[Stored entries]

..........

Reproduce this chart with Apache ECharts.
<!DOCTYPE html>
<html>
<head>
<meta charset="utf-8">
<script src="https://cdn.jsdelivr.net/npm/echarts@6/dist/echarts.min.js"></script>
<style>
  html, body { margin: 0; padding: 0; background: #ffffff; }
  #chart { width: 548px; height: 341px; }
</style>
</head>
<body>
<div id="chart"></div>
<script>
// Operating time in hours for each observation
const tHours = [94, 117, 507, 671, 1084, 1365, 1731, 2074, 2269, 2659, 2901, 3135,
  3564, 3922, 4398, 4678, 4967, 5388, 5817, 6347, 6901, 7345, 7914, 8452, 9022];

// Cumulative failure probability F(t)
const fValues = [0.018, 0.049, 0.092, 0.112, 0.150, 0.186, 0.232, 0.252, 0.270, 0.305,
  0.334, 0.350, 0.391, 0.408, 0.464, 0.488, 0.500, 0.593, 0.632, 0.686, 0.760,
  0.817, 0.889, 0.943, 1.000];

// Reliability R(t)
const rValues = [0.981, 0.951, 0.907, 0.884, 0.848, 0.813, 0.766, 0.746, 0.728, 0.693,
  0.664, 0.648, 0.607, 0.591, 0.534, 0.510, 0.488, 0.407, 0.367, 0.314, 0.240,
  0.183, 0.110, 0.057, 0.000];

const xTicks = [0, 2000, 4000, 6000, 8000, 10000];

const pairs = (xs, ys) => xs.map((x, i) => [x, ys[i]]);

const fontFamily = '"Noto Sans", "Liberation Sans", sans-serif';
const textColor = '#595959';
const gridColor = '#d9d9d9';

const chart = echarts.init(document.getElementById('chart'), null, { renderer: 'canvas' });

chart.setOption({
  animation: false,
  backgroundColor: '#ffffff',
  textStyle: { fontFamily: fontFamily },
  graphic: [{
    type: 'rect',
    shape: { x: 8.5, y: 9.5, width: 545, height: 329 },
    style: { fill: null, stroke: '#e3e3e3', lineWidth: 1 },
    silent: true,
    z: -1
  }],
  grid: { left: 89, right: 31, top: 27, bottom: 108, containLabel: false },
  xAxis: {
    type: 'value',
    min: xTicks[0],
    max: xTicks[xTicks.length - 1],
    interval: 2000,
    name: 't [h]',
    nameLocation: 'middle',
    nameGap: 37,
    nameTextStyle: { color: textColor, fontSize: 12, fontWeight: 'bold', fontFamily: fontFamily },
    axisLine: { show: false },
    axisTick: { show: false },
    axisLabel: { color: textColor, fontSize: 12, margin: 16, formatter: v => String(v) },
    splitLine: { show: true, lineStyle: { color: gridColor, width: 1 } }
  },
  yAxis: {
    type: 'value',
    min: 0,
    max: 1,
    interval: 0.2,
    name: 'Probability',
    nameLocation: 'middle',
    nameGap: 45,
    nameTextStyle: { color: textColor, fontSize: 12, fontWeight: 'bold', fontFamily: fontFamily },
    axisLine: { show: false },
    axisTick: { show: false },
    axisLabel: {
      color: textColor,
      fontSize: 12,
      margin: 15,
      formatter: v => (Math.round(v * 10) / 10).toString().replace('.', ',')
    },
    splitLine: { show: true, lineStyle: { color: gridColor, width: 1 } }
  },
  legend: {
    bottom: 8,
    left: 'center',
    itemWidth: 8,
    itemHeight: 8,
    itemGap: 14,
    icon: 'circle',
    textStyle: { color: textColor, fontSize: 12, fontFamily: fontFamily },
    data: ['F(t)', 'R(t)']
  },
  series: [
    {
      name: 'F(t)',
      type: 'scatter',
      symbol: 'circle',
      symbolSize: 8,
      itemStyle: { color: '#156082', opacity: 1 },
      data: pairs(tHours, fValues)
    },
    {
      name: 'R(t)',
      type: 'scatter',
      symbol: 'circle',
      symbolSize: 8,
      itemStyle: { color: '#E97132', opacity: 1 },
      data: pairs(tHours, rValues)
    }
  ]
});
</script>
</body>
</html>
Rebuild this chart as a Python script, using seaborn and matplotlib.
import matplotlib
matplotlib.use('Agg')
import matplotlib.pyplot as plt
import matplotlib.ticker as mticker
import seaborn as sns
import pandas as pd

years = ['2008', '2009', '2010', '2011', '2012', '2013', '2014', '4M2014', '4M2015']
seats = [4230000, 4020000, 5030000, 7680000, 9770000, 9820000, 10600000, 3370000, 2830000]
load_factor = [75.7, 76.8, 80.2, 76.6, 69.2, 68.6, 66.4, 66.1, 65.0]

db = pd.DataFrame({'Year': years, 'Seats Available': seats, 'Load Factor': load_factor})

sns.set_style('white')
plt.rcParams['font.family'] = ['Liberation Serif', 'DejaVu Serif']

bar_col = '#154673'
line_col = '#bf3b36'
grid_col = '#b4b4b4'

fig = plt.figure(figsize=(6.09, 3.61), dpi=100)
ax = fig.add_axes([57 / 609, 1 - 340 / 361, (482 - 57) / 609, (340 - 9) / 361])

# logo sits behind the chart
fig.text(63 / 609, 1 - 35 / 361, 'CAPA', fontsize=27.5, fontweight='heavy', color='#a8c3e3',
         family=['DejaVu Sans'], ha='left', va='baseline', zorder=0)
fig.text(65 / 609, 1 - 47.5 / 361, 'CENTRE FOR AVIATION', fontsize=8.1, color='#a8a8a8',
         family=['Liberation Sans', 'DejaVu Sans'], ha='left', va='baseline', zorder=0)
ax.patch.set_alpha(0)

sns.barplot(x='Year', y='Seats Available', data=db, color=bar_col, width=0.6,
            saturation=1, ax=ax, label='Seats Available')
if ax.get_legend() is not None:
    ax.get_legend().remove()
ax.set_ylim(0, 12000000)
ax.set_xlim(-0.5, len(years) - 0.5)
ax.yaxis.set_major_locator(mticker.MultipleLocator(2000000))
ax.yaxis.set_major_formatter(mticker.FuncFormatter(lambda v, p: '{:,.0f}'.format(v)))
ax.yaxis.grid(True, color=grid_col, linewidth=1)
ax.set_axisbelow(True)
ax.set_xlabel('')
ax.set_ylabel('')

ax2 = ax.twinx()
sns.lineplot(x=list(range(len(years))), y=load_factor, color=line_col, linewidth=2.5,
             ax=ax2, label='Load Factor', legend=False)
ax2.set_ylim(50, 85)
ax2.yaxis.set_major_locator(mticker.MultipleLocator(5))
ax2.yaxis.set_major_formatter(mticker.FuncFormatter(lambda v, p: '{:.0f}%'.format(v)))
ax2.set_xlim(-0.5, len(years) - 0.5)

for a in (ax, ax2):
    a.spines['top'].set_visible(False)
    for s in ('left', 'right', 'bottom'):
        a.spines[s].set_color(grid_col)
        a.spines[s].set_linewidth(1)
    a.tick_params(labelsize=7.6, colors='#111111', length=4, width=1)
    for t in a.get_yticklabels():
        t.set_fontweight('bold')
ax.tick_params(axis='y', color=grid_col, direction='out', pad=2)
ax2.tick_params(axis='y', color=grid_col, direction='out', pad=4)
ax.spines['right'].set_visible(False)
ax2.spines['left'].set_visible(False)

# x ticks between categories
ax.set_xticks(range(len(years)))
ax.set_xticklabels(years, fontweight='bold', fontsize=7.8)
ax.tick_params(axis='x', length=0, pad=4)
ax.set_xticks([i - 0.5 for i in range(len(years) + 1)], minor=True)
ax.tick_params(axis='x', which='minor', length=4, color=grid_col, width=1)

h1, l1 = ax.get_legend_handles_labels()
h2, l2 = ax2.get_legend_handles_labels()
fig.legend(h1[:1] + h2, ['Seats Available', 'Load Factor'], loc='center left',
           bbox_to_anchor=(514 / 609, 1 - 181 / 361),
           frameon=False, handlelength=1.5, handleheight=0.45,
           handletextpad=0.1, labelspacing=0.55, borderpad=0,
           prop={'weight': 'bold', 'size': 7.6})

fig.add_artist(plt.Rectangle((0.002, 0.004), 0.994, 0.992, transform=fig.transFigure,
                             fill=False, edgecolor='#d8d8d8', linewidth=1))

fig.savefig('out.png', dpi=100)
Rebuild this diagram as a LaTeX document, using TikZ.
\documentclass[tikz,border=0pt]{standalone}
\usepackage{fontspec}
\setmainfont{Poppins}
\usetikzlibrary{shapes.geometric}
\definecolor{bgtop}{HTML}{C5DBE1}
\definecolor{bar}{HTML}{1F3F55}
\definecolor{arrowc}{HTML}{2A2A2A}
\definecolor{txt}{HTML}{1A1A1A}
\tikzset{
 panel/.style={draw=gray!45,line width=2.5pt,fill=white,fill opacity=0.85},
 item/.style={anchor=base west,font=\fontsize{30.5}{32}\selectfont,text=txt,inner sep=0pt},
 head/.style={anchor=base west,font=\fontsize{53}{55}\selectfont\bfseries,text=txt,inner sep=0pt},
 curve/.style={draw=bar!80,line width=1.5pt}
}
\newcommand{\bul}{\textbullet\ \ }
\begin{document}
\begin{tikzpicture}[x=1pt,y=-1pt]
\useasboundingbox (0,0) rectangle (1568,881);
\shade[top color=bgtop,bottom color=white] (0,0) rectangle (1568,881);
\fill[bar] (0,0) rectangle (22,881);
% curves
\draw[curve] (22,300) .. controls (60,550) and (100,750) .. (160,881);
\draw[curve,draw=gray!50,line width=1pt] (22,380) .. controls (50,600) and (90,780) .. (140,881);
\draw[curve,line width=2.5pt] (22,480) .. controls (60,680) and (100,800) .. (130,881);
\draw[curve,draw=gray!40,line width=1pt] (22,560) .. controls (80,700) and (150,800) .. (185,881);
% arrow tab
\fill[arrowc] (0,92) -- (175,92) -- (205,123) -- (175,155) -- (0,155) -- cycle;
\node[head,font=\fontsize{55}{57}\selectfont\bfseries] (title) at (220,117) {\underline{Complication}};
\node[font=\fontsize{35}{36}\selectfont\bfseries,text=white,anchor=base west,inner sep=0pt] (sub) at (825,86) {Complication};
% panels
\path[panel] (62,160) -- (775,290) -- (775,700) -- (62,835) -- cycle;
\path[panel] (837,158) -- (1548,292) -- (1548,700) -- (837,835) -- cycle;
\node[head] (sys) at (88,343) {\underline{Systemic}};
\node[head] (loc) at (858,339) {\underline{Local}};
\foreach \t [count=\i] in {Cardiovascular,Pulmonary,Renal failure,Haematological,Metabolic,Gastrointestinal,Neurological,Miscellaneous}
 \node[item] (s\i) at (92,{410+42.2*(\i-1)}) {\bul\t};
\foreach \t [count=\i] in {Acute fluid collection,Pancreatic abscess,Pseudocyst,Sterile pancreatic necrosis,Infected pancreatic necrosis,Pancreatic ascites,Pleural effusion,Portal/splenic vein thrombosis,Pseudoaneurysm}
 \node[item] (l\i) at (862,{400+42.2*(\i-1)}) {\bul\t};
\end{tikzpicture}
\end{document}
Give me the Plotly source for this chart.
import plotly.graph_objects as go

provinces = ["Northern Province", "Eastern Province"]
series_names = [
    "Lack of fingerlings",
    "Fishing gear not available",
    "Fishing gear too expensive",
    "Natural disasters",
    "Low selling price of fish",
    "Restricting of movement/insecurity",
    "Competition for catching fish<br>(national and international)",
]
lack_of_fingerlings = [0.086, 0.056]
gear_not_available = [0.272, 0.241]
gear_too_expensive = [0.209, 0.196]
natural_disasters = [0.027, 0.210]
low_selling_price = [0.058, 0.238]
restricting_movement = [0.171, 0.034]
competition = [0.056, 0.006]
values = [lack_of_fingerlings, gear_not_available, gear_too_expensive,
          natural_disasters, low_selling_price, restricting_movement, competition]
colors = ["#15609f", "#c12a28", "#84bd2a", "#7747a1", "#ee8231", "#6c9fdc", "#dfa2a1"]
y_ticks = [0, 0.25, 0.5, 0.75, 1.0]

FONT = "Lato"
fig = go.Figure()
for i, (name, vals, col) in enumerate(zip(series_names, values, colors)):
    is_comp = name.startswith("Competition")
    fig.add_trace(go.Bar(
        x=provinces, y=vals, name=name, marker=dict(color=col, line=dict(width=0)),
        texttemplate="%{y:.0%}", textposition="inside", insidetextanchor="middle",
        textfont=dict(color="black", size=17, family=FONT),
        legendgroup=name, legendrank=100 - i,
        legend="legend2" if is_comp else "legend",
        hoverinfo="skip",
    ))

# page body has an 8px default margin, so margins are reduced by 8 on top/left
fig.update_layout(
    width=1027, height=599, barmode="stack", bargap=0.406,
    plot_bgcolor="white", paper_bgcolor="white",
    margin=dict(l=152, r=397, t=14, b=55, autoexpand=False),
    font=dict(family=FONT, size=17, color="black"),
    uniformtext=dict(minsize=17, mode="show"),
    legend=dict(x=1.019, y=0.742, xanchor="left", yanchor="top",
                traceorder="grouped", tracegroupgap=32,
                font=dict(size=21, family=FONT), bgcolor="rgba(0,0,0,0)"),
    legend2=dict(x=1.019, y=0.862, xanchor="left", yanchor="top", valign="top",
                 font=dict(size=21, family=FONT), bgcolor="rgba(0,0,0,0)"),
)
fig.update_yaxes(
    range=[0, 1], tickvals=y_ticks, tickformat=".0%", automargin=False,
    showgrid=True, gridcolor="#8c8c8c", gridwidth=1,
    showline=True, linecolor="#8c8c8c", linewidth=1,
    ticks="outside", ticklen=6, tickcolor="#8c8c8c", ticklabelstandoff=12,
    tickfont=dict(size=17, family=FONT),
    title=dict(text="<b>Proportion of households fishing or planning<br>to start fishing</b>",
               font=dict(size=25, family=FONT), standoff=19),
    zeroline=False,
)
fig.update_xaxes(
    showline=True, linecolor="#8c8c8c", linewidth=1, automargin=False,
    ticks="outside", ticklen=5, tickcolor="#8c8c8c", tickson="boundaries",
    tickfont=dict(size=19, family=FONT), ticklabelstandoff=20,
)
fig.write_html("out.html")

..........

Begin at the line that has "Rebuild this chart" in the entries above; stop after the line that has "ax.set_ylabel('')". Transcribe exactly those lines and no others.

Rebuild this chart as a Python script, using seaborn and matplotlib.
import matplotlib
matplotlib.use('Agg')
import matplotlib.pyplot as plt
import matplotlib.ticker as mticker
import seaborn as sns
import pandas as pd

years = ['2008', '2009', '2010', '2011', '2012', '2013', '2014', '4M2014', '4M2015']
seats = [4230000, 4020000, 5030000, 7680000, 9770000, 9820000, 10600000, 3370000, 2830000]
load_factor = [75.7, 76.8, 80.2, 76.6, 69.2, 68.6, 66.4, 66.1, 65.0]

db = pd.DataFrame({'Year': years, 'Seats Available': seats, 'Load Factor': load_factor})

sns.set_style('white')
plt.rcParams['font.family'] = ['Liberation Serif', 'DejaVu Serif']

bar_col = '#154673'
line_col = '#bf3b36'
grid_col = '#b4b4b4'

fig = plt.figure(figsize=(6.09, 3.61), dpi=100)
ax = fig.add_axes([57 / 609, 1 - 340 / 361, (482 - 57) / 609, (340 - 9) / 361])

# logo sits behind the chart
fig.text(63 / 609, 1 - 35 / 361, 'CAPA', fontsize=27.5, fontweight='heavy', color='#a8c3e3',
         family=['DejaVu Sans'], ha='left', va='baseline', zorder=0)
fig.text(65 / 609, 1 - 47.5 / 361, 'CENTRE FOR AVIATION', fontsize=8.1, color='#a8a8a8',
         family=['Liberation Sans', 'DejaVu Sans'], ha='left', va='baseline', zorder=0)
ax.patch.set_alpha(0)

sns.barplot(x='Year', y='Seats Available', data=db, color=bar_col, width=0.6,
            saturation=1, ax=ax, label='Seats Available')
if ax.get_legend() is not None:
    ax.get_legend().remove()
ax.set_ylim(0, 12000000)
ax.set_xlim(-0.5, len(years) - 0.5)
ax.yaxis.set_major_locator(mticker.MultipleLocator(2000000))
ax.yaxis.set_major_formatter(mticker.FuncFormatter(lambda v, p: '{:,.0f}'.format(v)))
ax.yaxis.grid(True, color=grid_col, linewidth=1)
ax.set_axisbelow(True)
ax.set_xlabel('')
ax.set_ylabel('')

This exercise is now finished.